List every line below containing "code".
>> START
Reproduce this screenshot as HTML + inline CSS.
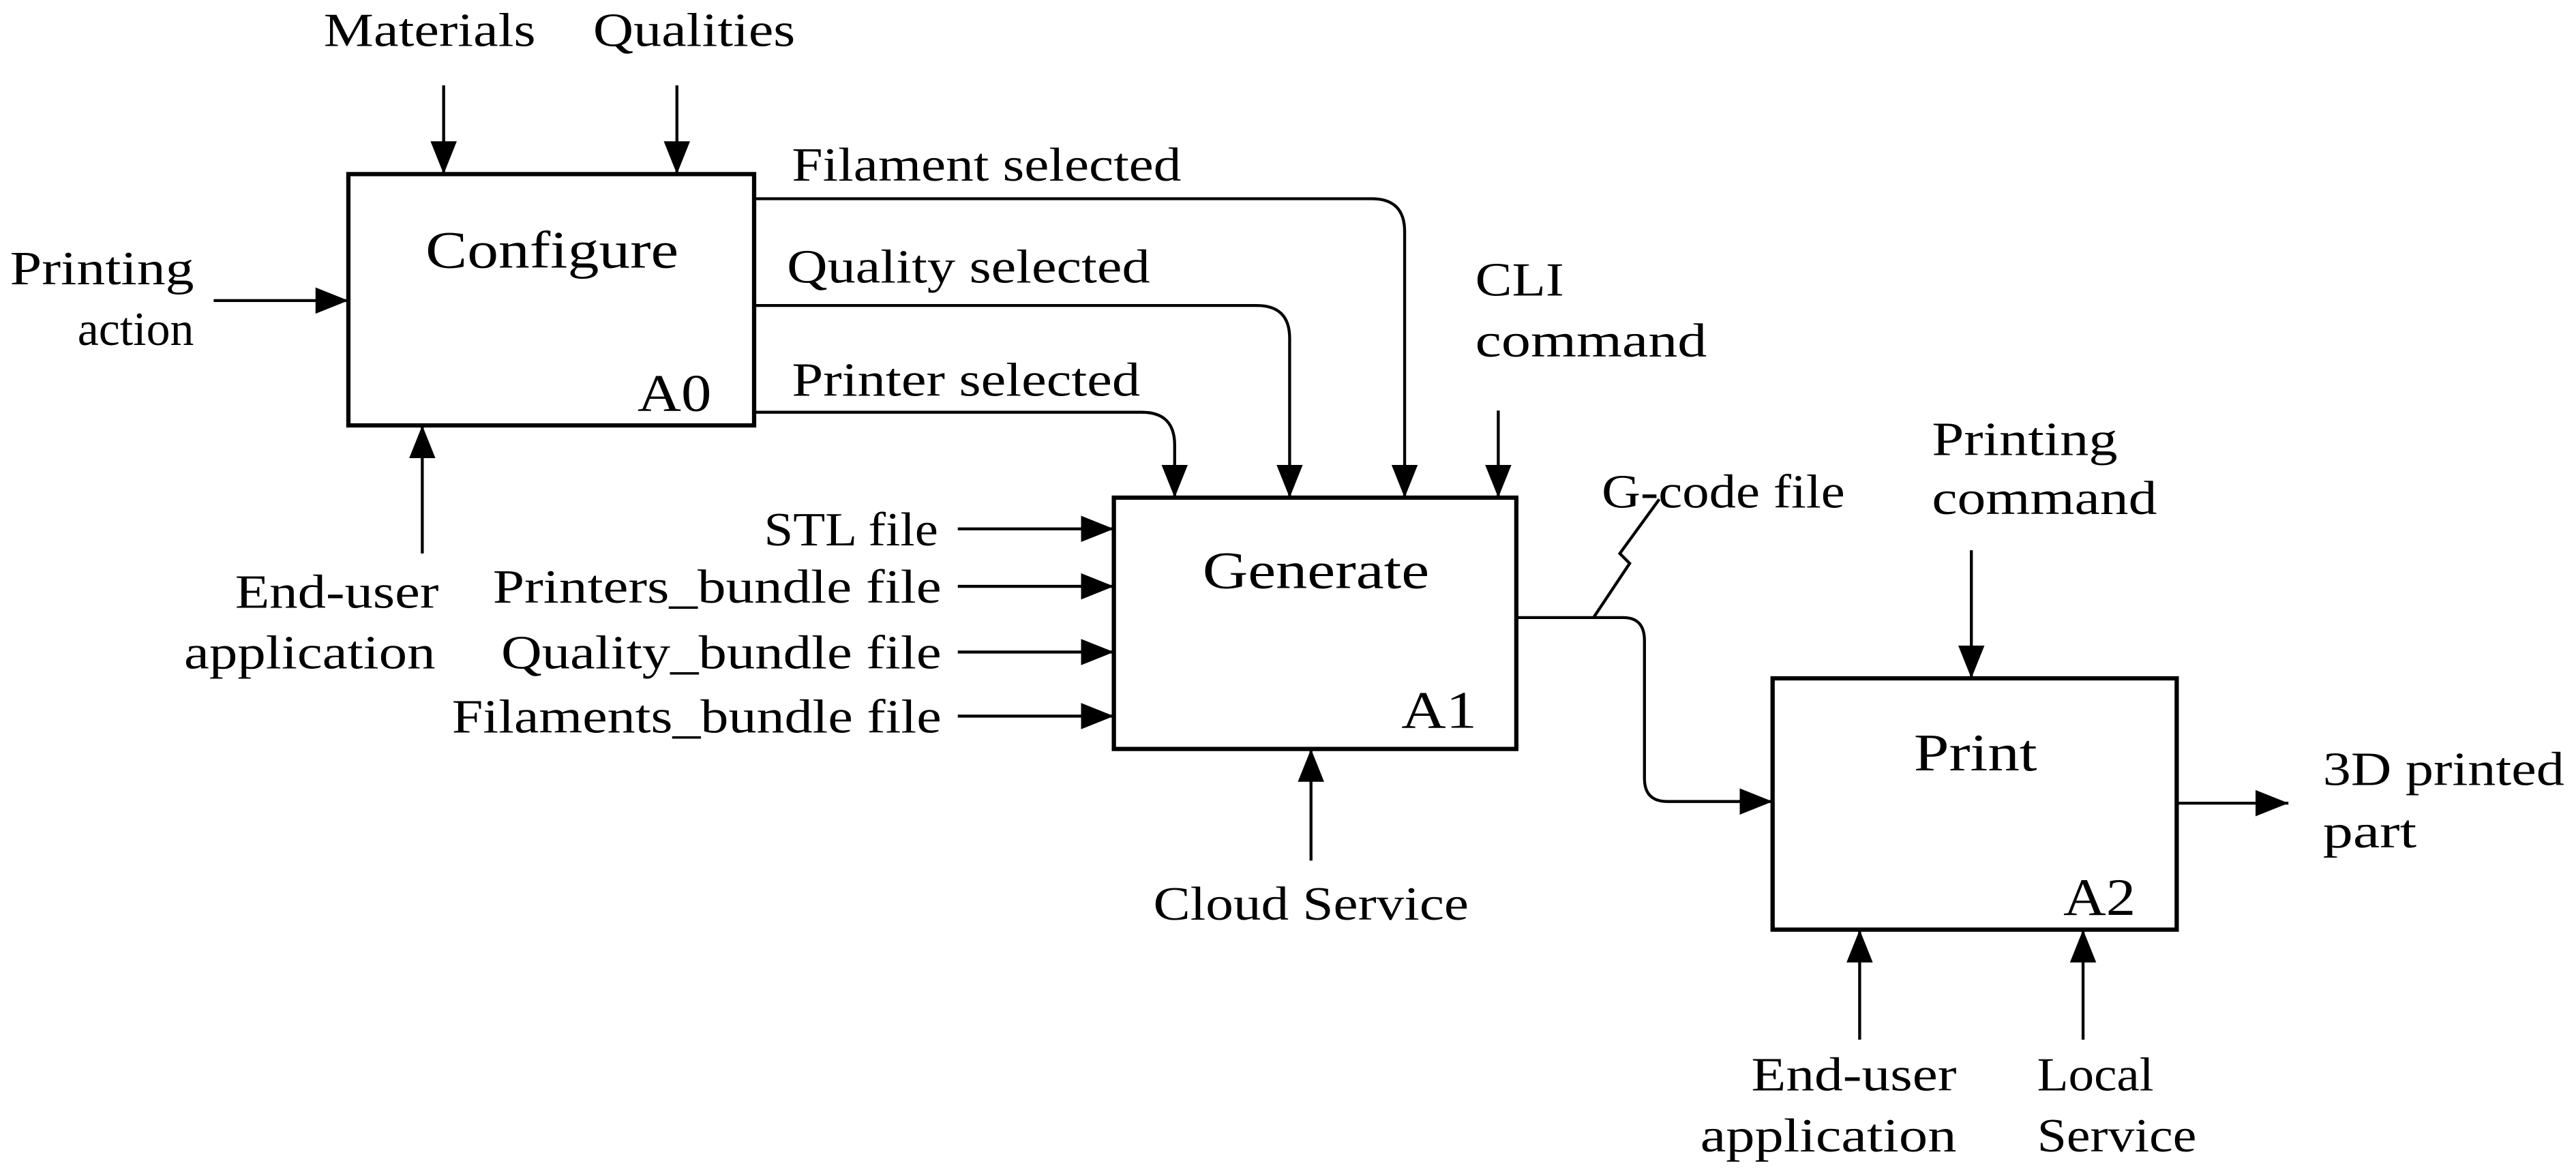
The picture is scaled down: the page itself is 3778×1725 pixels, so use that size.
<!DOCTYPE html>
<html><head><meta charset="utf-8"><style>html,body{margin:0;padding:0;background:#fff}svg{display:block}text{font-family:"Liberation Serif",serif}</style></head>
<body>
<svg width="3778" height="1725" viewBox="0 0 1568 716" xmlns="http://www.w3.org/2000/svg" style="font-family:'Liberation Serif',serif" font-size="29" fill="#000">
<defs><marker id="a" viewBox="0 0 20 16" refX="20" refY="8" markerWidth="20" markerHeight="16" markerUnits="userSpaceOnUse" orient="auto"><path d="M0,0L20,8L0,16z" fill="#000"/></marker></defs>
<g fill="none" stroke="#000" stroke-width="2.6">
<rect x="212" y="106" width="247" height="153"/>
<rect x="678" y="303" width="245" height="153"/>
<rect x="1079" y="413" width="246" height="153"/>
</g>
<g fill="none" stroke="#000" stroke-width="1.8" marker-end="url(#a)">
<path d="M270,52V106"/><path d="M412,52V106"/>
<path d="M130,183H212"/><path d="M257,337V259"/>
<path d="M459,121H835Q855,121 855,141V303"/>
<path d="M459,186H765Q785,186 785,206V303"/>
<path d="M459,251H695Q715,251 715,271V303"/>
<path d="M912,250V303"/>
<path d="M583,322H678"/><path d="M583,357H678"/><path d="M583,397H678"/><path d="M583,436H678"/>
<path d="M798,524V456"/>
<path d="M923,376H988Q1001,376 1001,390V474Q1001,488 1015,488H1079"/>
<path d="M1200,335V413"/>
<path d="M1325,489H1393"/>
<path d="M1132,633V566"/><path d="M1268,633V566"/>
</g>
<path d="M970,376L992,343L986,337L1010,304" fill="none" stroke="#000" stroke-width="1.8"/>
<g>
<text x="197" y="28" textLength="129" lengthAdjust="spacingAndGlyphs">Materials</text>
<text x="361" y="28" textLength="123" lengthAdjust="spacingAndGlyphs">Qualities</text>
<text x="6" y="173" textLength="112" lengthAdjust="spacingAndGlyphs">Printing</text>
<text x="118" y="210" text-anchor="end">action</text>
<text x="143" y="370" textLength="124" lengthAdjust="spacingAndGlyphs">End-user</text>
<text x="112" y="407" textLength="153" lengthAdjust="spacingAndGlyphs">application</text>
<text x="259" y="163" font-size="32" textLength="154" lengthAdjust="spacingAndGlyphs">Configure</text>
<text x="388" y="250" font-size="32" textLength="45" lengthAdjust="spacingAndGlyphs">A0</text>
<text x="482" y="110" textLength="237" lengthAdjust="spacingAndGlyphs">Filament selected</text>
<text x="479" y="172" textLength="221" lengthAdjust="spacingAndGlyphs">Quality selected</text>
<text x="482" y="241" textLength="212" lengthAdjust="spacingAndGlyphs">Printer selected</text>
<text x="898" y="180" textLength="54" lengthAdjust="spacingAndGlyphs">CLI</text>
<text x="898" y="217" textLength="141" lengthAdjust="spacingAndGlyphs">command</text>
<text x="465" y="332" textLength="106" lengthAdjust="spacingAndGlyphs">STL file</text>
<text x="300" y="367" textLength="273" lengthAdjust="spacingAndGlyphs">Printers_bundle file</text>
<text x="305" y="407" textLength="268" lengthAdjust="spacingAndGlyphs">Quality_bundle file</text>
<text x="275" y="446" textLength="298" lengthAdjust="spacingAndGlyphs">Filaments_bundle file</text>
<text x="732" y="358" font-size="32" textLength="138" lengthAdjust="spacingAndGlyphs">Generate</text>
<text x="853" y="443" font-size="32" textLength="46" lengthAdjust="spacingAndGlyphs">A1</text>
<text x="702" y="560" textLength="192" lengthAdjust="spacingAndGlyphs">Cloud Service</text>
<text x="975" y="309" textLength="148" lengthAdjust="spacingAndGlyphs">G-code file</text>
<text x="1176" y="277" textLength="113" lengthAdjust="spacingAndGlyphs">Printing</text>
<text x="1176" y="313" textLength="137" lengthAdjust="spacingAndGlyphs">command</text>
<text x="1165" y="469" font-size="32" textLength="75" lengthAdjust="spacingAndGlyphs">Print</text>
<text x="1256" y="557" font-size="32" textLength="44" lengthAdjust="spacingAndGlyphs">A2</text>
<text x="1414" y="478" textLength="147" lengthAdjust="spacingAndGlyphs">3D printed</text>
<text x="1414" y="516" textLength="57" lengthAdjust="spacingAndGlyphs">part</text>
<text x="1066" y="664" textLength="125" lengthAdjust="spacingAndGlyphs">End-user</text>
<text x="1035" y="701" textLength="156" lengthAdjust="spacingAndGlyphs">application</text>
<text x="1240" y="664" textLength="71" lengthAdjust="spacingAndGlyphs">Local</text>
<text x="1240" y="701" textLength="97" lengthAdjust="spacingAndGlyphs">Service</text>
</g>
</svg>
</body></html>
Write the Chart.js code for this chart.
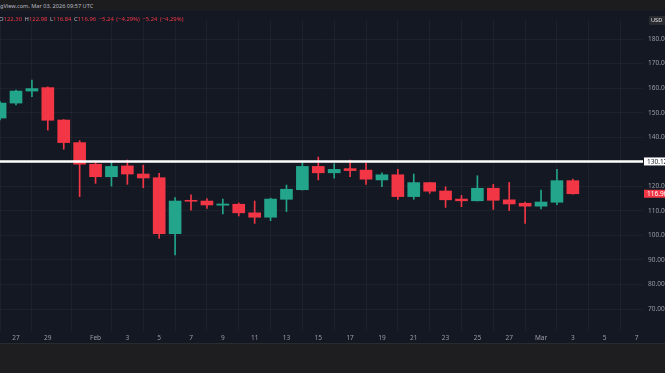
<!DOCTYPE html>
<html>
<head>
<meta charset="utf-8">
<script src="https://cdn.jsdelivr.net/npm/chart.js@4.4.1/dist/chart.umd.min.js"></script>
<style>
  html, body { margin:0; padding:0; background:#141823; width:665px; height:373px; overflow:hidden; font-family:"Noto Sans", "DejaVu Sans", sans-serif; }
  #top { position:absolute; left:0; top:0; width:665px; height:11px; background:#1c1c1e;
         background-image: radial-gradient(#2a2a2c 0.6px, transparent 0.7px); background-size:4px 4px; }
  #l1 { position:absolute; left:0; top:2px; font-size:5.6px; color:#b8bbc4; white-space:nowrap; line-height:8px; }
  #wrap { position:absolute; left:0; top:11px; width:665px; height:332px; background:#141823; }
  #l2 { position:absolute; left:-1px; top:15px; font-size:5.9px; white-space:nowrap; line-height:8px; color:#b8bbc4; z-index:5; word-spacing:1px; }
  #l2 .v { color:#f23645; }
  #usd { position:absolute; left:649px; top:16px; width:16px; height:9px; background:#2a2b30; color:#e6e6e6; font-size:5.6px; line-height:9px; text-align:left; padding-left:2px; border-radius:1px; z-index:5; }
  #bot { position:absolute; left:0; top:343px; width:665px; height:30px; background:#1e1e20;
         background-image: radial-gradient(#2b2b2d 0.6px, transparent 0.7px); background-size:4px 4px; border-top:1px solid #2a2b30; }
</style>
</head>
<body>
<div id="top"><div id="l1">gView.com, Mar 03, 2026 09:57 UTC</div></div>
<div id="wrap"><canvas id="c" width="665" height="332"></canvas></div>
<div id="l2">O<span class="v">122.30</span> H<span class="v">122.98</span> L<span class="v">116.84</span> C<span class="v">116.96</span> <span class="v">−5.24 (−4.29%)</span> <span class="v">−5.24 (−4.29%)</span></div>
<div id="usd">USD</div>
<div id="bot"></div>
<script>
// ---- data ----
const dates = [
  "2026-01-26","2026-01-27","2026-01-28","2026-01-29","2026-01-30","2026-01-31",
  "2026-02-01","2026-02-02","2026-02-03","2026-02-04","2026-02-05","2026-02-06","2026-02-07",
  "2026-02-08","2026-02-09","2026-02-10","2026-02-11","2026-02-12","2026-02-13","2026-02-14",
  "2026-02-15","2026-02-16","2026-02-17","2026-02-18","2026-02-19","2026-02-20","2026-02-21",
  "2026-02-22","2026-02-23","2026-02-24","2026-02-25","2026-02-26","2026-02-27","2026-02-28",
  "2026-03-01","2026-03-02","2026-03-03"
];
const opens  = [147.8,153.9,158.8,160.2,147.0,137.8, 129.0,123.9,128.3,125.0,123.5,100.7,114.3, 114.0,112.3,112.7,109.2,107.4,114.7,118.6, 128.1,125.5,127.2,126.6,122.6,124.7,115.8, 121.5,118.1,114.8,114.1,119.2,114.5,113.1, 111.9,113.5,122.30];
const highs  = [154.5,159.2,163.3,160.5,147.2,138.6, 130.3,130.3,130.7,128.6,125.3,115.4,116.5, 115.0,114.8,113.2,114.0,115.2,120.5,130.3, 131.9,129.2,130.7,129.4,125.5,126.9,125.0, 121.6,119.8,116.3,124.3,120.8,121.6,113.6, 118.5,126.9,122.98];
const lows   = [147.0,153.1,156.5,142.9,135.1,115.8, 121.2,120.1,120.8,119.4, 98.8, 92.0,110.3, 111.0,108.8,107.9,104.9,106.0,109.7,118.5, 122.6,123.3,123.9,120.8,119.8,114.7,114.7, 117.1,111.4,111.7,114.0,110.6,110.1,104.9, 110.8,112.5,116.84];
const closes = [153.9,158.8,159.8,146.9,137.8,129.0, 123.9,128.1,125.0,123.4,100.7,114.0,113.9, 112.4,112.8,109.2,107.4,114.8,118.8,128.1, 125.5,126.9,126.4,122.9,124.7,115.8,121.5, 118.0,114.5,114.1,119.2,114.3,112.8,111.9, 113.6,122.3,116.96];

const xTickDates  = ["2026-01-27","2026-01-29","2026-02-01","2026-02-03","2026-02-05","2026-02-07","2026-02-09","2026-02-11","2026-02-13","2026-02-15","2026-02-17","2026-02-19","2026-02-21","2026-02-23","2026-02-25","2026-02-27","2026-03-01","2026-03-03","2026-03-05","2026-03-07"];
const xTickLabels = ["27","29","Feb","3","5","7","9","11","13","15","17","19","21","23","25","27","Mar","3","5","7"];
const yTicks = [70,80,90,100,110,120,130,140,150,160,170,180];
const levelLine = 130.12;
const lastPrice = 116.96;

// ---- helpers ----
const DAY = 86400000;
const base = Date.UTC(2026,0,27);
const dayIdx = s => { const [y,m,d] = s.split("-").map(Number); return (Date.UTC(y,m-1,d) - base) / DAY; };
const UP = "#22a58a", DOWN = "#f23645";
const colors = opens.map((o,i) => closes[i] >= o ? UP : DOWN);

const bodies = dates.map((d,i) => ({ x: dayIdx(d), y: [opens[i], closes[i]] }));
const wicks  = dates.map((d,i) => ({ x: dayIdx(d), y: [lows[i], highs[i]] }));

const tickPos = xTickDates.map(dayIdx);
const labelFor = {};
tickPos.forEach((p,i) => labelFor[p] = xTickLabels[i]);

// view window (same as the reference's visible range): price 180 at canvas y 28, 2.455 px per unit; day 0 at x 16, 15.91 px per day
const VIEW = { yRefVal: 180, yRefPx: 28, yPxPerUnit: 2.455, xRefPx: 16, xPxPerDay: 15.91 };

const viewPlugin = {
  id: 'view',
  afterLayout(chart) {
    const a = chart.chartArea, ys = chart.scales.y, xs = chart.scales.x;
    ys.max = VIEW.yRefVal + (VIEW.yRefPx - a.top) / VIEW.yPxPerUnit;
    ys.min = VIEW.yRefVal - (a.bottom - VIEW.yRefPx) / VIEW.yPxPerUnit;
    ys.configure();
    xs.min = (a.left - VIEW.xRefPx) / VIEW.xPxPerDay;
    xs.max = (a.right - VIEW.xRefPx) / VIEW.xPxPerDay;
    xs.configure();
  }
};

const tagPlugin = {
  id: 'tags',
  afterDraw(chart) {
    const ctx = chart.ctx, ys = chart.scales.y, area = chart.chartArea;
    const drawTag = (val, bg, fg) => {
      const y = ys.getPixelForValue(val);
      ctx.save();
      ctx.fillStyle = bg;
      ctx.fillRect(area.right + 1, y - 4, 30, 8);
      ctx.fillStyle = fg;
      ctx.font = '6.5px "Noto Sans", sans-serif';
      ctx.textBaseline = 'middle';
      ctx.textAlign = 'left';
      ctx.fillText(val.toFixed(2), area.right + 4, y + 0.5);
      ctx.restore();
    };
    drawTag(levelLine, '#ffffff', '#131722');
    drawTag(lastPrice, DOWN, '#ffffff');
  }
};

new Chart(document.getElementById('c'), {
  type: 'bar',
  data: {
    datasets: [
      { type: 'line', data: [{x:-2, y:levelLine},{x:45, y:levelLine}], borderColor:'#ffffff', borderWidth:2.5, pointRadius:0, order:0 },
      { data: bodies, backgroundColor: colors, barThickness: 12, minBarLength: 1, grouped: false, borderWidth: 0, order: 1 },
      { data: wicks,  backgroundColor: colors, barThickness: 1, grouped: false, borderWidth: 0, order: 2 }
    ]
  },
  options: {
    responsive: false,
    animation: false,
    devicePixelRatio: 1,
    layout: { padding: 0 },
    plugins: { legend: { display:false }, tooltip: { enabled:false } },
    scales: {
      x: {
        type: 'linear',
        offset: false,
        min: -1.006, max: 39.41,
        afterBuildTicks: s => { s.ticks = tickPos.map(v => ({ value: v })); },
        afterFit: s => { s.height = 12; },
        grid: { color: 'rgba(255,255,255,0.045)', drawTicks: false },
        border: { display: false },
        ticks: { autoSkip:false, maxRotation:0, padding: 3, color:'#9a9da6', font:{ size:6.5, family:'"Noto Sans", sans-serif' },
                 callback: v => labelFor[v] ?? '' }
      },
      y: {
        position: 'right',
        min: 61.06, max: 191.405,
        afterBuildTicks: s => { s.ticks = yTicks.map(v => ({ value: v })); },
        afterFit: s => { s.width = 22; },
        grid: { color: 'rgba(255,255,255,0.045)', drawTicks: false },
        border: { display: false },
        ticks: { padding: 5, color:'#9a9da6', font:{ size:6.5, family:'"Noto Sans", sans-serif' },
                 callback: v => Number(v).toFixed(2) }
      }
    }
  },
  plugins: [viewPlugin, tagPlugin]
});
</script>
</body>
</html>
>> END
**SOLUTION FOR THIS TASK**
<text x="975" y="309" textLength="148" lengthAdjust="spacingAndGlyphs">G-code file</text>
Write the Chart.js code for this chart.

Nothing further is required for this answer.